Why You Should Bring Your New Guitar to a Luthier
After saving, scrimping, and creative budgeting, you finally buy the guitar you have always dreamt of from one of the leading manufacturers of high-quality musical instruments.
Understandably, you are excited to head on straight to your studio, plug your new axe to your trusty amp, and shred some licks.
But before you do that, there is one critical thing that you should do first: bring your guitar to a trusted luthier.
Why your guitar needs to be set up
In an ideal scenario, you should be able to play your new guitar straight out of the box without any hitch.
But reality is often far from the ideal. Even the leading guitar brands at Music Majlis acknowledge that different factors affect the condition and playability of an instrument after leaving the manufacturing plant.
First and foremost, guitars are made of wood. This means that it is susceptible to changes brought about by varying temperature and humidity. If you compare a guitar straight off the factory and one in a music store, you will see a subtle difference in the instrument’s shape. The wooden parts of a guitar contract and expand as it makes its journey from the factory to your home studio.
You should bring all your guitars to a trusted luthier from time to time for maintenance. But a visit to the luthier for a guitar set up is essential whenever you buy an instrument, whether new or secondhand.
What to expect
What exactly happens when a luthier sets up a guitar?
That will depend on the type of set up you choose. There are two options available: traditional and PLEK setup.

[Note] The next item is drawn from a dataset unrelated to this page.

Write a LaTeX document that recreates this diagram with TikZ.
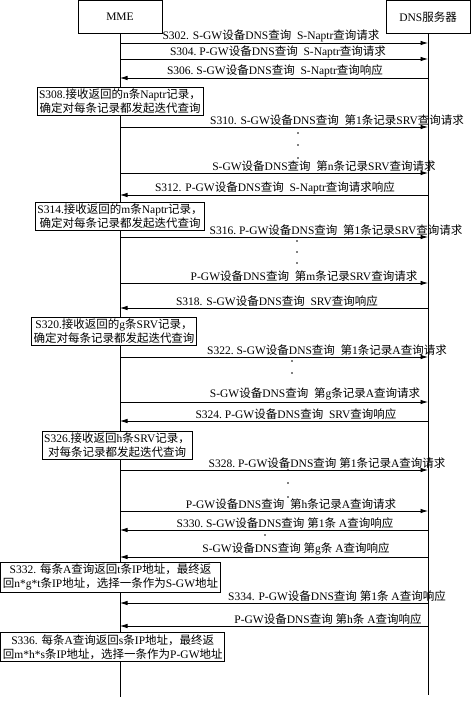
\documentclass[tikz,border=0pt]{standalone}
\usepackage{fontspec}
\setmainfont{Liberation Serif}
\newfontfamily\cjkfont{Noto Sans CJK SC}
\usetikzlibrary{arrows.meta}
\newcommand{\zh}[1]{{\cjkfont #1}}
\newcommand{\sgwq}{S-GW\zh{设备}DNS\zh{查询}}
\newcommand{\pgwq}{P-GW\zh{设备}DNS\zh{查询}}
\tikzset{
  entity/.style={draw, fill=white, minimum width=84pt, minimum height=33pt, font=\fontsize{11.5}{13}\selectfont},
  msg/.style={-{Latex[length=7.5pt,width=4.5pt]}},
  lbl/.style={anchor=south, inner sep=1.2pt, font=\fontsize{11.5}{13}\selectfont},
  note/.style={draw, fill=white, align=center, inner sep=2pt, font=\fontsize{11.5}{13.5}\selectfont},
}
\begin{document}
\begin{tikzpicture}[x=1pt, y=-1pt, line width=0.7pt]
\useasboundingbox (0,0) rectangle (474,701);
% lifelines
\node[entity] (mme) at (120,17) {MME};
\node[entity] (dns) at (428,17) {DNS\zh{服务器}};
\coordinate (mmeend) at (120,697);
\coordinate (dnsend) at (428,695);
\draw (mme) -- (mmeend);
\draw (dns) -- (dnsend);

% naptr
\draw[msg] (mme |- 0,43) -- (dns |- 0,43);
\node[lbl] (s302) at (271,43) {S302. \sgwq\enspace S-Naptr\zh{查询请求}};
\draw[msg] (mme |- 0,59) -- (dns |- 0,59);
\node[lbl] (s304) at (278,59) {S304.\ \pgwq\enspace S-Naptr\zh{查询请求}};
\draw[msg] (dns |- 0,78) -- (mme |- 0,78);
\node[lbl] (s306) at (275,78) {S306.\ \sgwq\enspace S-Naptr\zh{查询响应}};
\node[note] (s308) at (120,101) {S308.\zh{接收返回的}n\zh{条}Naptr\zh{记录，}\\\zh{确定对每条记录都发起迭代查询}};

% srv, s-gw
\draw[msg] (mme |- 0,127) -- (dns |- 0,127);
\node[lbl] (s310) at (337,127) {S310. \sgwq\enspace\zh{第}1\zh{条记录}SRV\zh{查询请求}};
\foreach \y in {133,145,158} \fill (298,\y) circle (0.9);
\draw[msg] (mme |- 0,173) -- (dns |- 0,173);
\node[lbl] (s310n) at (324,173) {\sgwq\enspace\zh{第}n\zh{条记录}SRV\zh{查询请求}};
\draw[msg] (dns |- 0,195) -- (mme |- 0,195);
\node[lbl] (s312) at (275,195) {S312. \pgwq\enspace S-Naptr\zh{查询请求响应}};
\node[note] (s314) at (120,216) {S314.\zh{接收返回的}m\zh{条}Naptr\zh{记录，}\\\zh{确定对每条记录都发起迭代查询}};

% srv, p-gw
\draw[msg] (mme |- 0,237) -- (dns |- 0,237);
\node[lbl] (s316) at (336,237) {S316.\ \pgwq\enspace\zh{第}1\zh{条记录}SRV\zh{查询请求}};
\foreach \y in {241,252,263} \fill (297,\y) circle (0.9);
\draw[msg] (mme |- 0,283) -- (dns |- 0,283);
\node[lbl] (s316m) at (304,283) {\pgwq\enspace\zh{第}m\zh{条记录}SRV\zh{查询请求}};
\draw[msg] (dns |- 0,308) -- (mme |- 0,308);
\node[lbl] (s318) at (277,308) {S318. \sgwq\enspace SRV\zh{查询响应}};
\node[note] (s320) at (114,331) {S320.\zh{接收返回的}g\zh{条}SRV\zh{记录，}\\\zh{确定对每条记录都发起迭代查询}};

% a, s-gw
\draw[msg] (mme |- 0,357) -- (dns |- 0,357);
\node[lbl] (s322) at (327,357) {S322.\ \sgwq\enspace\zh{第}1\zh{条记录}A\zh{查询请求}};
\foreach \y in {361,373} \fill (292,\y) circle (0.9);
\draw[msg] (mme |- 0,402) -- (dns |- 0,402);
\node[lbl] (s322g) at (315,402) {\sgwq\enspace\zh{第}g\zh{条记录}A\zh{查询请求}};
\draw[msg] (dns |- 0,421) -- (mme |- 0,421);
\node[lbl] (s324) at (296,421) {S324.\ \pgwq\enspace SRV\zh{查询响应}};
\node[note] (s326) at (117,445) {S326.\zh{接收返回}h\zh{条}SRV\zh{记录，}\\\zh{对每条记录都发起迭代查询}};

% a, p-gw
\draw[msg] (mme |- 0,470) -- (dns |- 0,470);
\node[lbl] (s328) at (327,470) {S328.\ \pgwq\ \zh{第}1\zh{条记录}A\zh{查询请求}};
\foreach \y in {470,483,497} \fill (288,\y) circle (0.9);
\draw[msg] (mme |- 0,511) -- (dns |- 0,511);
\node[lbl] (s328h) at (291,511) {\pgwq\enspace\zh{第}h\zh{条记录}A\zh{查询请求}};
\draw[msg] (dns |- 0,530) -- (mme |- 0,530);
\node[lbl] (s330) at (285,530) {S330.\ \sgwq\ \zh{第}1\zh{条}\ A\zh{查询响应}};
\foreach \y in {535,545} \fill (265,\y) circle (0.9);
\draw[msg] (dns |- 0,557) -- (mme |- 0,557);
\node[lbl] (s330g) at (296,557) {\sgwq\ \zh{第}g\zh{条}\ A\zh{查询响应}};
\node[note, anchor=west] (s332) at (0.5,577) {S332. \zh{每条}A\zh{查询返回}t\zh{条}IP\zh{地址，最终返}\\\zh{回}n*g*t\zh{条}IP\zh{地址，选择一条作为}S-GW\zh{地址}};

\draw[msg] (dns |- 0,603) -- (mme |- 0,603);
\node[lbl] (s334) at (337,603) {S334. \pgwq\ \zh{第}1\zh{条}\ A\zh{查询响应}};
\draw[msg] (dns |- 0,626) -- (mme |- 0,626);
\node[lbl] (s334h) at (328,626) {\pgwq\ \zh{第}h\zh{条}\ A\zh{查询响应}};
\node[note, anchor=west] (s336) at (0.5,647) {S336. \zh{每条}A\zh{查询返回}s\zh{条}IP\zh{地址，最终返}\\\zh{回}m*h*s\zh{条}IP\zh{地址，选择一条作为}P-GW\zh{地址}};
\end{tikzpicture}
\end{document}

In a traditional setup, the instrument is inspected, tuned, intonated, detailed, and given a fresh set of strings. Depending on the current condition of the guitar, your luthier may also adjust the neck, pickups, string action, saddle heights, and bridge angle if your axe has a floating tremolo.
A PLEK setup is often done with premium guitars and entails the use of a computer attached to a leveling tool. This gives the luthier unparalleled accuracy in leveling frets.
Here’s a brief look at some of the services involved in a standard setup:
With their experience and expertise, luthiers can see if anything is amiss with your brand new axe. It can be as simple as a few missing screws or something more complex, like neck and body issues.
Your luthier will also check if all of the guitar’s components are working correctly.
Truss rod adjustment
A truss rod is a metal rod embedded in the neck of your guitar. Almost all guitars have a truss rod, except the cheap ones.
Guitars naturally have a curvature, which can change over time. Your luthier will adjust the truss road in order to ensure that the neck has a good string action, which makes the guitar easier to fret while eliminating fret buzz.
The luthier will ask you how you like your string action and make adjustments based on your preference.
As you hone your guitar playing skills, you begin to find your personal preferences, including the type of guitar strings that you like.
Your luthier can replace the strings that come along with the guitar with those that match the gauge you prefer. Aside from that, he may also modify or replace the nut and make a few adjustments to prevent fret buzz and tuning issues.
Saddle height adjustment
Unknown to some guitar players, their instruments have a natural curvature. This curvature or string radius may not always be visible, but it is there. Furthermore, the string radius affects the playability of the guitar. Your luthier will match the string radius with an instrument’s natural curvature.
String height adjustment
String height refers to the distance between the strings and the frets. This distance affects the playability of your guitar, as well as the absence or presence of fret buzz.
Typically, a luthier will set the string action to standard height and make adjustments based on your preference. This is done by adjusting either or both the truss rod and saddle height.
Take note that a lower string action facilitates faster playing, typical in styles like metal. However, a lower action can result in frequent fret buzzing. On the other end of the spectrum, a higher action makes it challenging to press down on the strings. The advantage of a higher action is that you can make notes ring longer and prevent fret buzz.
To help you achieve a perfect sound, your luthier will adjust the intonation through tuning. Intonation also involves checking the harmonics, adjusting the saddles if necessary.
After you leave the luthier’s shop, your guitar should sound not only good but also look good.
As a final step, the luthier will thoroughly clean and polish the guitar. He will also treat the neck for a smoother feel.
Go to a trusted pro
Although it is possible to DIY a guitar setup, it is highly recommended that you go to a trusted professional for this crucial task. This ensures that the job is done correctly so you can avoid costly mistakes that can ruin your prized instrument.